How to locate an old septic system
By Barry Stone
Q: When we bought our home, we didn't know the property has a septic tank, rather than a sewer hookup. Our agent also didn't know, so she never recommended a septic inspection. Now that we're planning to build an addition, we can't get a permit because we don't know the location of the septic tank. The title company says they are not responsible for this disclosure. The county has no pertinent records and our home inspector says septic systems are not within the scope of a home inspection. How can we determine the location of this tank?
A: Although it is important to know the location of the tank, of far greater concern are unanswered questions regarding the condition of the tank and leach field. Old septic systems are likely candidates for deterioration and other defects, some that might require replacement of the entire system. Therefore, it is essential you retain the services of a licensed septic contractor.
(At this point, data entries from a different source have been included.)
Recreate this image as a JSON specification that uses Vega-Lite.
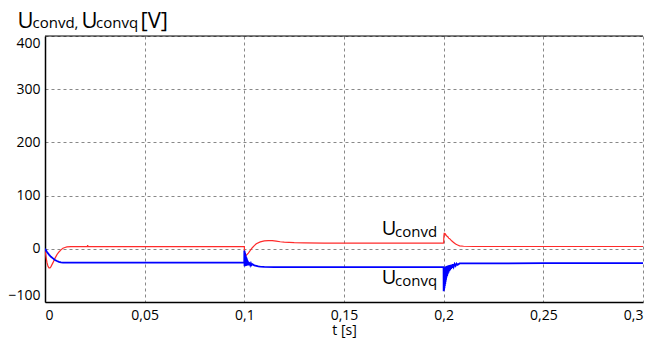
{
  "$schema": "https://vega.github.io/schema/vega-lite/v6.json",
  "width": 598,
  "height": 266,
  "autosize": {"type": "none"},
  "padding": {"left": 45, "top": 36, "right": 11, "bottom": 36},
  "config": {"view": {"stroke": null}, "font": "Open Sans", "background": "white"},
  "datasets": {
    "lines": [
      {"s":"d","t":0,"v":-3},{"s":"d","t":0.0005,"v":-15},{"s":"d","t":0.001,"v":-26},{"s":"d","t":0.0015,"v":-33},{"s":"d","t":0.002,"v":-36},{"s":"d","t":0.0025,"v":-36},{"s":"d","t":0.003,"v":-33.5},{"s":"d","t":0.004,"v":-26},{"s":"d","t":0.005,"v":-18},{"s":"d","t":0.006,"v":-11},{"s":"d","t":0.007,"v":-6},{"s":"d","t":0.008,"v":-2},{"s":"d","t":0.009,"v":1},{"s":"d","t":0.01,"v":2.5},{"s":"d","t":0.011,"v":3.5},{"s":"d","t":0.013,"v":4},{"s":"d","t":0.0212,"v":4},{"s":"d","t":0.0214,"v":7},{"s":"d","t":0.0216,"v":4},{"s":"d","t":0.05,"v":4},{"s":"d","t":0.0999,"v":4},{"s":"d","t":0.1,"v":4},{"s":"d","t":0.1001,"v":-6},{"s":"d","t":0.1003,"v":-13},{"s":"d","t":0.101,"v":-12},{"s":"d","t":0.102,"v":-8},{"s":"d","t":0.103,"v":-3},{"s":"d","t":0.104,"v":2},{"s":"d","t":0.105,"v":6},{"s":"d","t":0.106,"v":9.5},{"s":"d","t":0.108,"v":13},{"s":"d","t":0.11,"v":15},{"s":"d","t":0.112,"v":15.5},{"s":"d","t":0.114,"v":15.2},{"s":"d","t":0.116,"v":14.3},{"s":"d","t":0.118,"v":13.3},{"s":"d","t":0.12,"v":12.5},{"s":"d","t":0.125,"v":11.5},{"s":"d","t":0.13,"v":11},{"s":"d","t":0.14,"v":10.7},{"s":"d","t":0.16,"v":10.7},{"s":"d","t":0.1999,"v":10.7},{"s":"d","t":0.2,"v":11},{"s":"d","t":0.2001,"v":24},{"s":"d","t":0.2003,"v":30},{"s":"d","t":0.2005,"v":26},{"s":"d","t":0.2007,"v":29},{"s":"d","t":0.2009,"v":25},{"s":"d","t":0.201,"v":27},{"s":"d","t":0.2015,"v":24},{"s":"d","t":0.202,"v":23},{"s":"d","t":0.2025,"v":20},{"s":"d","t":0.203,"v":19},{"s":"d","t":0.204,"v":15},{"s":"d","t":0.205,"v":12},{"s":"d","t":0.206,"v":9},{"s":"d","t":0.207,"v":7},{"s":"d","t":0.208,"v":5.5},{"s":"d","t":0.21,"v":4.8},{"s":"d","t":0.215,"v":4.3},{"s":"d","t":0.3,"v":4.3},
      {"s":"q","t":0,"v":0},{"s":"q","t":0.001,"v":-6},{"s":"q","t":0.002,"v":-11},{"s":"q","t":0.003,"v":-15},{"s":"q","t":0.004,"v":-18},{"s":"q","t":0.005,"v":-21},{"s":"q","t":0.006,"v":-23},{"s":"q","t":0.007,"v":-24.5},{"s":"q","t":0.008,"v":-25.5},{"s":"q","t":0.009,"v":-26},{"s":"q","t":0.03,"v":-26},{"s":"q","t":0.06,"v":-26},{"s":"q","t":0.09995,"v":-26},
      {"s":"q","t":0.1,"v":-3},{"s":"q","t":0.1001,"v":-33},{"s":"q","t":0.1002,"v":-5},{"s":"q","t":0.1003,"v":-33},{"s":"q","t":0.1004,"v":-8},{"s":"q","t":0.1005,"v":-32.5},{"s":"q","t":0.1006,"v":-11},{"s":"q","t":0.1007,"v":-32.5},{"s":"q","t":0.1008,"v":-14},{"s":"q","t":0.1009,"v":-32},{"s":"q","t":0.101,"v":-16},{"s":"q","t":0.1011,"v":-32},{"s":"q","t":0.1012,"v":-18},{"s":"q","t":0.1013,"v":-31.5},{"s":"q","t":0.1014,"v":-20},{"s":"q","t":0.1015,"v":-31.5},{"s":"q","t":0.10165,"v":-22},{"s":"q","t":0.1018,"v":-31},{"s":"q","t":0.10195,"v":-24},{"s":"q","t":0.1021,"v":-31},{"s":"q","t":0.1023,"v":-25},{"s":"q","t":0.1025,"v":-31},{"s":"q","t":0.1027,"v":-26},{"s":"q","t":0.103,"v":-30.5},{"s":"q","t":0.1033,"v":-27.5},{"s":"q","t":0.1036,"v":-30.5},{"s":"q","t":0.104,"v":-29},{"s":"q","t":0.105,"v":-31},{"s":"q","t":0.106,"v":-32},{"s":"q","t":0.107,"v":-33},{"s":"q","t":0.108,"v":-33.5},{"s":"q","t":0.11,"v":-34},{"s":"q","t":0.115,"v":-34.5},{"s":"q","t":0.15,"v":-34.5},{"s":"q","t":0.19995,"v":-34.5},
      {"s":"q","t":0.2,"v":-80},{"s":"q","t":0.2001,"v":-38},{"s":"q","t":0.2002,"v":-78},{"s":"q","t":0.2003,"v":-37},{"s":"q","t":0.2004,"v":-74},{"s":"q","t":0.2005,"v":-36},{"s":"q","t":0.2006,"v":-70},{"s":"q","t":0.2007,"v":-35},{"s":"q","t":0.2008,"v":-66},{"s":"q","t":0.2009,"v":-34},{"s":"q","t":0.201,"v":-62},{"s":"q","t":0.2011,"v":-33.5},{"s":"q","t":0.2012,"v":-58},{"s":"q","t":0.2013,"v":-33},{"s":"q","t":0.20145,"v":-54},{"s":"q","t":0.2016,"v":-32.5},{"s":"q","t":0.20175,"v":-51},{"s":"q","t":0.2019,"v":-32},{"s":"q","t":0.20205,"v":-48},{"s":"q","t":0.2022,"v":-31.5},{"s":"q","t":0.2024,"v":-45},{"s":"q","t":0.2026,"v":-31},{"s":"q","t":0.2028,"v":-42},{"s":"q","t":0.203,"v":-30.5},{"s":"q","t":0.20325,"v":-40},{"s":"q","t":0.2035,"v":-30},{"s":"q","t":0.20375,"v":-38},{"s":"q","t":0.204,"v":-29.5},{"s":"q","t":0.2043,"v":-36},{"s":"q","t":0.2046,"v":-29},{"s":"q","t":0.205,"v":-34},{"s":"q","t":0.2055,"v":-28.5},{"s":"q","t":0.206,"v":-32},{"s":"q","t":0.2065,"v":-28},{"s":"q","t":0.207,"v":-30},{"s":"q","t":0.208,"v":-27.5},{"s":"q","t":0.21,"v":-27.5},{"s":"q","t":0.25,"v":-27},{"s":"q","t":0.3,"v":-27}
    ],
    "big": [
      {"t":-0.0138,"v":414.1,"txt":"U"},
      {"t":0.01831,"v":414.1,"txt":"U"},
      {"t":0.04791,"v":414.1,"txt":"[V]"}
    ],
    "small": [
      {"t":-0.00627,"v":414.1,"txt":"convd,"},
      {"t":0.02559,"v":414.1,"txt":"convq"}
    ],
    "lblbig": [
      {"t":0.16891,"v":25.9,"txt":"U"},
      {"t":0.16891,"v":-66.2,"txt":"U"}
    ],
    "lblsmall": [
      {"t":0.17558,"v":22.7,"txt":"convd"},
      {"t":0.17558,"v":-69.0,"txt":"convq"}
    ],
    "top": [{"v":400}]
  },
  "layer": [
    {
      "data": {"name": "lines"},
      "mark": {"type": "line", "clip": true},
      "encoding": {
        "x": {
          "field": "t", "type": "quantitative",
          "scale": {"domain": [0, 0.3], "nice": false, "zero": false},
          "axis": {
            "values": [0, 0.05, 0.1, 0.15, 0.2, 0.25, 0.3],
            "labelExpr": "replace(format(datum.value, '~g'), '.', ',')",
            "labelFlush": true,
            "labelFont": "Open Sans", "labelFontSize": 14, "labelColor": "black", "labelPadding": 6,
            "ticks": false,
            "domainColor": "black", "domainWidth": 1.5,
            "grid": true, "gridDash": [3, 3], "gridColor": "#888", "gridWidth": 1,
            "title": "t [s]", "titleFont": "Open Sans", "titleFontSize": 14, "titleFontWeight": "normal", "titleColor": "black", "titlePadding": 1
          }
        },
        "y": {
          "field": "v", "type": "quantitative",
          "scale": {"domain": [-100, 400], "nice": false, "zero": false},
          "axis": {
            "values": [-100, 0, 100, 200, 300, 400],
            "labelFlush": true,
            "labelFont": "Open Sans", "labelFontSize": 14, "labelColor": "black", "labelPadding": 5,
            "ticks": false,
            "domainColor": "black", "domainWidth": 1.5,
            "grid": true, "gridDash": [3, 3], "gridColor": "#888", "gridWidth": 1,
            "title": null
          }
        },
        "color": {"field": "s", "type": "nominal", "scale": {"domain": ["d", "q"], "range": ["#ff2a2a", "#0000ff"]}, "legend": null},
        "strokeWidth": {"field": "s", "type": "nominal", "scale": {"domain": ["d", "q"], "range": [1.2, 1.8]}, "legend": null}
      }
    },
    {
      "data": {"name": "top"},
      "mark": {"type": "rule", "color": "black", "strokeWidth": 1},
      "encoding": {"y": {"field": "v", "type": "quantitative"}}
    },
    {
      "data": {"name": "big"},
      "mark": {"type": "text", "align": "left", "baseline": "alphabetic", "fontSize": 22, "font": "Open Sans", "color": "black"},
      "encoding": {"x": {"field": "t", "type": "quantitative"}, "y": {"field": "v", "type": "quantitative"}, "text": {"field": "txt"}}
    },
    {
      "data": {"name": "small"},
      "mark": {"type": "text", "align": "left", "baseline": "alphabetic", "fontSize": 15, "font": "Open Sans", "color": "black"},
      "encoding": {"x": {"field": "t", "type": "quantitative"}, "y": {"field": "v", "type": "quantitative"}, "text": {"field": "txt"}}
    },
    {
      "data": {"name": "lblbig"},
      "mark": {"type": "text", "align": "left", "baseline": "alphabetic", "fontSize": 20, "font": "Open Sans", "color": "black"},
      "encoding": {"x": {"field": "t", "type": "quantitative"}, "y": {"field": "v", "type": "quantitative"}, "text": {"field": "txt"}}
    },
    {
      "data": {"name": "lblsmall"},
      "mark": {"type": "text", "align": "left", "baseline": "alphabetic", "fontSize": 15, "font": "Open Sans", "color": "black"},
      "encoding": {"x": {"field": "t", "type": "quantitative"}, "y": {"field": "v", "type": "quantitative"}, "text": {"field": "txt"}}
    }
  ]
}
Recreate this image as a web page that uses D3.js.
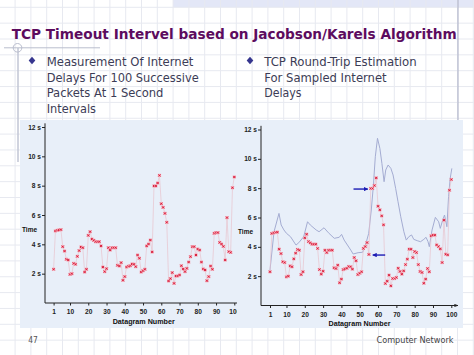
<!DOCTYPE html>
<html><head><meta charset="utf-8">
<script src="https://cdn.jsdelivr.net/npm/d3@7"></script>
<style>html,body{margin:0;padding:0;background:#fff;}svg{display:block;}</style>
</head><body>
<script>
// ---------- data ----------
const titleText = "TCP Timeout Intervel based on Jacobson/Karels Algorithm";
const leftBullet = ["Measurement Of Internet", "Delays For 100 Successive", "Packets At 1 Second", "Intervals"];
const rightBullet = ["TCP Round-Trip Estimation", "For Sampled Internet", "Delays"];
const leftBulletWidths = [146.7, 152, 116.7, 49.3];
const rightBulletWidths = [152.3, 122.3, 37.3];

// measured delay (seconds) for datagrams 1..100
const delays = [2.30, 4.91, 4.95, 4.98, 5.00, 3.84, 3.54, 2.98, 2.93, 1.95,
  2.00, 2.70, 2.64, 3.18, 3.57, 3.82, 3.77, 2.11, 2.30, 4.61,
  4.86, 4.36, 4.27, 4.18, 4.18, 4.18, 3.89, 2.45, 2.14, 2.34,
  3.77, 3.61, 3.77, 3.77, 3.77, 2.57, 2.52, 2.75, 1.55, 1.80,
  2.45, 2.50, 2.54, 2.66, 2.64, 2.48, 3.27, 3.05, 2.11, 2.20,
  2.30, 3.89, 4.02, 4.29, 3.48, 7.98, 7.98, 8.18, 8.70, 6.77,
  6.52, 6.11, 5.50, 1.50, 1.66, 2.07, 1.34, 1.84, 1.84, 1.91,
  2.54, 2.32, 2.14, 2.36, 2.79, 3.16, 3.84, 3.84, 3.27, 3.68,
  3.61, 2.79, 2.32, 2.25, 1.52, 1.80, 2.52, 2.30, 4.75, 4.80,
  4.80, 4.13, 4.02, 3.86, 2.93, 5.82, 3.50, 3.45, 7.86, 8.59];

// estimated round trip / timeout curve (right chart)
const estDatagram = [1, 3.2, 5.9, 7.1, 8.6, 10, 12.2, 15.2, 16.7, 19.4,
  21.5, 23, 26.2, 27.8, 30.5, 32.9, 36.1, 38.8, 40.1, 41.5,
  45.1, 46.4, 49.1, 51.6, 53.4, 54.9, 56.3, 57.4, 58.5, 59.7,
  61, 62.1, 63.3, 64.2, 65.5, 67, 68.2, 69.6, 70.9, 72.4,
  74.1, 75.4, 76.8, 78.3, 79.5, 81.4, 83.2, 85, 86.2, 87.3,
  88, 89.5, 91.3, 93.1, 94, 95.3, 96.3, 97.6, 98.5, 99.4, 100.3];
const estSeconds = [2.42, 5.03, 6.28, 5.49, 5.15, 4.92, 4.69, 4.12, 4.28, 4.69,
  5.71, 5.49, 5.15, 5.03, 5.30, 4.96, 4.58, 4.65, 4.85, 4.46,
  3.78, 3.51, 3.60, 3.63, 4.24, 4.92, 6.51, 8.10, 10.14, 11.40,
  10.71, 9.69, 8.44, 9.24, 9.58, 9.35, 8.9, 7.99, 7.08, 6.05,
  5.03, 4.46, 4.69, 4.81, 4.51, 4.42, 4.35, 4.51, 4.65, 4.35,
  4.01, 5.15, 6.01, 5.71, 5.26, 5.83, 6.17, 5.37, 7.42, 8.67, 9.35];

// arrows on the right chart: [fromDatagram, toDatagram, seconds]
const arrowFrom = [46.6, 63.9];
const arrowTo = [54.4, 57.1];
const arrowSec = [7.94, 3.44];

const xTicks = [1, 10, 20, 30, 40, 50, 60, 70, 80, 90, 100];
const yTicks = [2, 4, 6, 8, 10, 12];
const yTickLabels = ["2 s", "4 s", "6 s", "8 s", "10 s", "12 s"];

// ---------- drawing ----------
const W = 474, H = 355;
const svg = d3.select("body").append("svg").attr("width", W).attr("height", H);
const defs = svg.append("defs");

svg.append("rect").attr("width", W).attr("height", H).attr("fill", "#ffffff");
// top-right band
svg.append("rect").attr("x", 173).attr("y", 0).attr("width", W - 173).attr("height", 7.3).attr("fill", "#e3e7f7");
// grid
const grid = svg.append("g").attr("stroke", "#e7e9f0").attr("stroke-width", 1);
for (let gx = 15.1; gx < W; gx += 15.8) grid.append("line").attr("x1", gx).attr("x2", gx).attr("y1", 0).attr("y2", H);
for (let gy = 7.3; gy < H; gy += 15.85) grid.append("line").attr("x1", 0).attr("x2", W).attr("y1", gy).attr("y2", gy);

// decoration lines
svg.append("line").attr("x1", 458).attr("x2", 458).attr("y1", 0).attr("y2", 122).attr("stroke", "#b4b8cc").attr("stroke-width", 1.2);
svg.append("line").attr("x1", 18).attr("x2", 18).attr("y1", 48).attr("y2", 162).attr("stroke", "#c2c6d4").attr("stroke-width", 1.5);
svg.append("line").attr("x1", 4).attr("x2", 100).attr("y1", 47.8).attr("y2", 47.8).attr("stroke", "#babece").attr("stroke-width", 1);
svg.append("circle").attr("cx", 17.5).attr("cy", 47.8).attr("r", 4.3).attr("fill", "none").attr("stroke", "#babece").attr("stroke-width", 1);

// title
svg.append("text").attr("x", 11.7).attr("y", 38.5)
  .attr("font-family", "DejaVu Sans Condensed, DejaVu Sans, sans-serif").attr("font-weight", "bold")
  .attr("font-stretch", "condensed")
  .attr("font-size", 14.5).attr("fill", "#5c0b5e")
  .attr("textLength", 445).attr("lengthAdjust", "spacingAndGlyphs").text(titleText);

// bullets
function diamond(cx, cy) {
  svg.append("path").attr("d", `M${cx},${cy - 3.8}L${cx + 3.3},${cy}L${cx},${cy + 3.8}L${cx - 3.3},${cy}Z`)
    .attr("fill", "#35358e");
}
diamond(32, 60.5); diamond(250, 60.5);
const bulletBase = [66, 81.7, 97.3, 113];
function bulletText(lines, widths, x) {
  lines.forEach((t, i) => {
    svg.append("text").attr("x", x).attr("y", bulletBase[i])
      .attr("font-family", "DejaVu Sans Condensed, DejaVu Sans, sans-serif")
      .attr("font-stretch", "condensed")
      .attr("font-size", 11.6).attr("fill", "#3c3c56")
      .attr("textLength", widths[i]).attr("lengthAdjust", "spacingAndGlyphs").text(t);
  });
}
bulletText(leftBullet, leftBulletWidths, 46.7);
bulletText(rightBullet, rightBulletWidths, 264.3);

// chart panel
svg.append("rect").attr("x", 20).attr("y", 120).attr("width", 443).attr("height", 208).attr("fill", "#e8eff9");

// arrow markers
defs.append("marker").attr("id", "axArrow").attr("viewBox", "0 0 10 10").attr("refX", 9).attr("refY", 5)
  .attr("markerWidth", 4).attr("markerHeight", 4).attr("orient", "auto")
  .append("path").attr("d", "M0,1L10,5L0,9Z").attr("fill", "#222");
defs.append("marker").attr("id", "blueArrow").attr("viewBox", "0 0 10 10").attr("refX", 9).attr("refY", 5)
  .attr("markerWidth", 3.2).attr("markerHeight", 3.2).attr("orient", "auto")
  .append("path").attr("d", "M0,0L10,5L0,10Z").attr("fill", "#1c1cb4");
defs.append("clipPath").attr("id", "leftClip").append("rect").attr("x", 0).attr("y", 110).attr("width", 237).attr("height", 230);

const samples = delays.map((v, i) => ({ d: i + 1, v }));

function drawChart(g, cfg) {
  const x = d3.scaleLinear().domain([1, 100]).range([cfg.x1, cfg.x100]);
  const y = d3.scaleLinear().domain([0, 12]).range([cfg.y0, cfg.y12]);

  // y axis
  const ya = g.append("g").attr("transform", `translate(${cfg.ax},0)`)
    .call(d3.axisLeft(y).tickValues(yTicks).tickFormat((d, i) => yTickLabels[i]).tickSize(3).tickSizeOuter(0).tickPadding(1));
  ya.select(".domain").remove();
  ya.selectAll("line").attr("stroke", "#222");
  ya.selectAll("text").attr("font-family", "Liberation Sans, Arial, sans-serif").attr("font-weight", "bold")
    .attr("font-size", 6.6).attr("fill", "#222");
  g.append("line").attr("x1", cfg.ax).attr("x2", cfg.ax).attr("y1", y(0)).attr("y2", y(12.25))
    .attr("stroke", "#222").attr("stroke-width", 1);

  // x axis
  const xa = g.append("g").attr("transform", `translate(0,${y(0)})`)
    .call(d3.axisBottom(x).tickValues(xTicks).tickSize(2.5).tickSizeOuter(0).tickPadding(4));
  xa.select(".domain").remove();
  xa.selectAll("line").attr("stroke", "#222");
  xa.selectAll("text").attr("font-family", "Liberation Sans, Arial, sans-serif").attr("font-weight", "bold")
    .attr("font-size", 6.6).attr("fill", "#222");
  const xl = g.append("line").attr("x1", cfg.ax).attr("x2", cfg.xEnd).attr("y1", y(0)).attr("y2", y(0))
    .attr("stroke", "#222").attr("stroke-width", 1);
  if (cfg.arrow) xl.attr("marker-end", "url(#axArrow)");

  g.append("text").attr("x", cfg.timeX).attr("y", cfg.timeY).attr("font-family", "Liberation Sans, Arial, sans-serif")
    .attr("font-weight", "bold").attr("font-size", 7.6).attr("fill", "#111")
    .attr("textLength", 15).attr("lengthAdjust", "spacingAndGlyphs").text("Time");
  g.append("text").attr("x", cfg.labelX).attr("y", cfg.labelY).attr("text-anchor", "middle")
    .attr("font-family", "Liberation Sans, Arial, sans-serif").attr("font-weight", "bold")
    .attr("font-size", 7.4).attr("fill", "#111")
    .attr("textLength", 62).attr("lengthAdjust", "spacingAndGlyphs").text("Datagram Number");

  // estimate curve
  if (cfg.estimate) {
    const est = estDatagram.map((d, i) => ({ d, v: estSeconds[i] }));
    g.append("path").datum(est)
      .attr("d", d3.line().x(p => x(p.d)).y(p => y(p.v)))
      .attr("fill", "none").attr("stroke", "#a4acd2").attr("stroke-width", 1);
  }

  // connecting line
  g.append("path").datum(samples)
    .attr("d", d3.line().x(p => x(p.d)).y(p => y(p.v)))
    .attr("fill", "none").attr("stroke", "#e8c3cd").attr("stroke-width", 0.7);

  // markers
  const m = g.append("g").selectAll("g").data(samples).join("g")
    .attr("transform", p => `translate(${x(p.d)},${y(p.v)})`);
  m.append("rect").attr("x", -1.6).attr("y", -1.6).attr("width", 3.2).attr("height", 3.2).attr("fill", "#f5a9b7");
  m.append("path").attr("d", "M-1,-1L1,1M-1,1L1,-1").attr("stroke", "#d81f3d").attr("stroke-width", 1);

  if (cfg.estimate) {
    arrowFrom.forEach((f, i) => {
      g.append("line").attr("x1", x(f)).attr("x2", x(arrowTo[i])).attr("y1", y(arrowSec[i])).attr("y2", y(arrowSec[i]))
        .attr("stroke", "#1c1cb4").attr("stroke-width", 1.4).attr("marker-end", "url(#blueArrow)");
    });
  }
}

const leftG = svg.append("g").attr("clip-path", "url(#leftClip)");
drawChart(leftG, { x1: 53.6, x100: 234.3, y0: 303, y12: 127, ax: 45, xEnd: 245, arrow: false,
  timeX: 22, timeY: 232, labelX: 143.7, labelY: 324 });
const rightG = svg.append("g");
drawChart(rightG, { x1: 270, x100: 451.3, y0: 305.5, y12: 129.5, ax: 261, xEnd: 458, arrow: true,
  timeX: 238, timeY: 233.5, labelX: 359.5, labelY: 325.5, estimate: true });

// footer
svg.append("text").attr("x", 28.3).attr("y", 342.5).attr("font-family", "DejaVu Sans Condensed, DejaVu Sans, sans-serif")
  .attr("font-stretch", "condensed")
  .attr("font-size", 8.4).attr("fill", "#555").text("47");
svg.append("text").attr("x", 376.5).attr("y", 342.5).attr("font-family", "DejaVu Sans Condensed, DejaVu Sans, sans-serif")
  .attr("font-stretch", "condensed")
  .attr("font-size", 8.8).attr("fill", "#444")
  .attr("textLength", 77).attr("lengthAdjust", "spacingAndGlyphs").text("Computer Network");
</script>
</body></html>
Locating the tank is a routine process for an experienced professional. Standard procedure is to explore the ground with a long metal probe, inserted into the soil until the top of the tank is detected. If this method fails, the septic contractor can flush an electronic transmitting device down the toilet. The transmitter broadcasts a signal from the septic tank, where it is then located by a radio receiver.
Once the tank is found, it is excavated and the contents are pumped out. This enables a full inspection of the interior to determine its condition and adequacy. The leach field is then tested to observe the rate at which water drains from the tank. The leach field is that portion of a septic system that allows liquid effluent to drain into the earth.
If the location of the tank interferes with your planned addition, it may have to be abandoned, and another tank may have to be installed, However, if sewer service is available at the street, installing a sewer connection will be a worthwhile upgrade to the property.
Q: Our new home is under construction. Unfortunately, the roof leaked during the last rains, and mold showed up on some of the wall and floor surfaces. Should the drywall, insulation and floor materials be replaced in these areas, or can the problem be corrected in some other manner?
A: Mold has become such a major concern in recent years that some insurance companies refuse to write homeowners policies for any home that has had a mold problem. Therefore, total removal of all affected materials is recommended. It would also be prudent for the builder to have a mold survey performed by a qualified expert so that you will have professional documentation to verify that there is no residual mold contamination in the home. This could be important when you eventually sell the home to someone else.
As a side note, be sure to hire an experienced home inspector before completing this purchase. A qualified inspector can find a list of defects in any newly built home.